I was walking near the company today, in that narrow lane behind the warehouses where everything feels functional and tired. Beige walls. AC compressors humming. Pipes running like exposed veins. A red fire hose cabinet embedded into a white wall, as if even safety here is quiet and rectangular.
And then — bougainvillea.
Not in a garden.
Not curated.
Not landscaped.
Just bursting out from behind a low wall as if it refused to ask permission.
The building behind it is worn. The plaster is cracked. Laundry hangs from a curved balcony above. The walls carry the fatigue of heat, dust, and years of sun. It is not an Instagram place. It is not aesthetic in the conventional sense.
But those flowers.
A fierce, unapologetic pink against muted concrete.
Soft petals against industrial edges.
Life pressing against structure.
I stood there longer than I expected.
You know, for people working in design like me ,especially in engineering , we are trained to think in loads, stresses, tolerances, factors of safety. Walls are for retaining. Surfaces are for protection. Systems are for performance.
But nature does not calculate like that.
It occupies.
It insists.
It blooms even where the soil is probably shallow and neglected.
There was something deeply honest about that scene. No grand skyline. No glass towers. No curated landscapes like the polished side of Dubai. Just a back lane, humming machines, and this eruption of color.
Maybe beauty does not wait for the right setting.
Maybe it creates its own contrast.
The bougainvillea did not need a perfect background to be beautiful. In fact, the roughness made it more striking. Against smooth luxury, it would have been decorative. Against decay, it became defiant.

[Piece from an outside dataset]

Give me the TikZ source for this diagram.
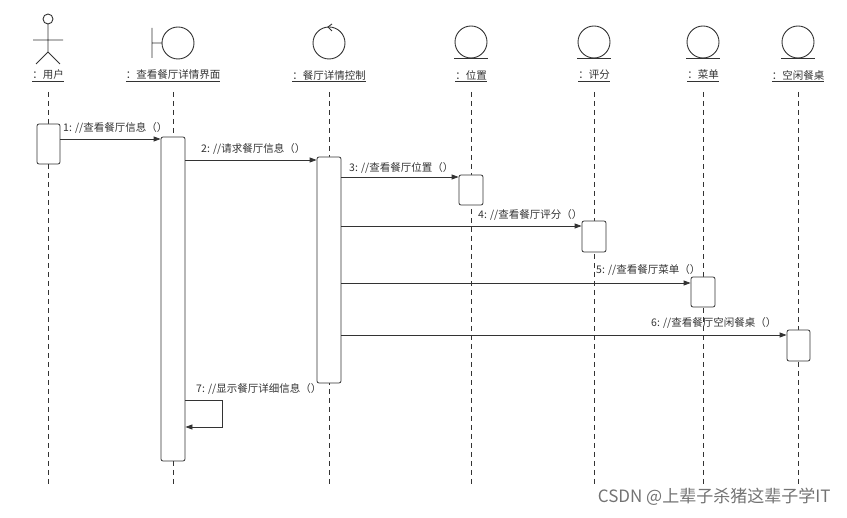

It reminded me of something personal.
In our own lives, we often wait for conditions to be ideal before we “bloom.”
When work settles.
When finances stabilize.
When responsibilities reduce.
When the environment becomes supportive.
But what if blooming is not about environment?
What if it is about inner insistence?
Those flowers were not apologizing for the cracked walls behind them. They were not negotiating with the AC units. They were not adjusting their color to match the concrete.
They were simply being.
And perhaps that is enough.
Maybe growth is not about perfect soil.
Maybe it is about stubborn roots.
I left that lane with a strange calm. The hum of compressors continued. The pipes remained exposed. The walls still cracked.
But the pink stayed in my mind.
Sometimes, the most powerful reminders are not in grand landscapes or dramatic sunsets.
Sometimes they are in forgotten corners near your workplace, where beauty chooses to exist anyway.
And maybe that is the kind of blooming we should aspire to.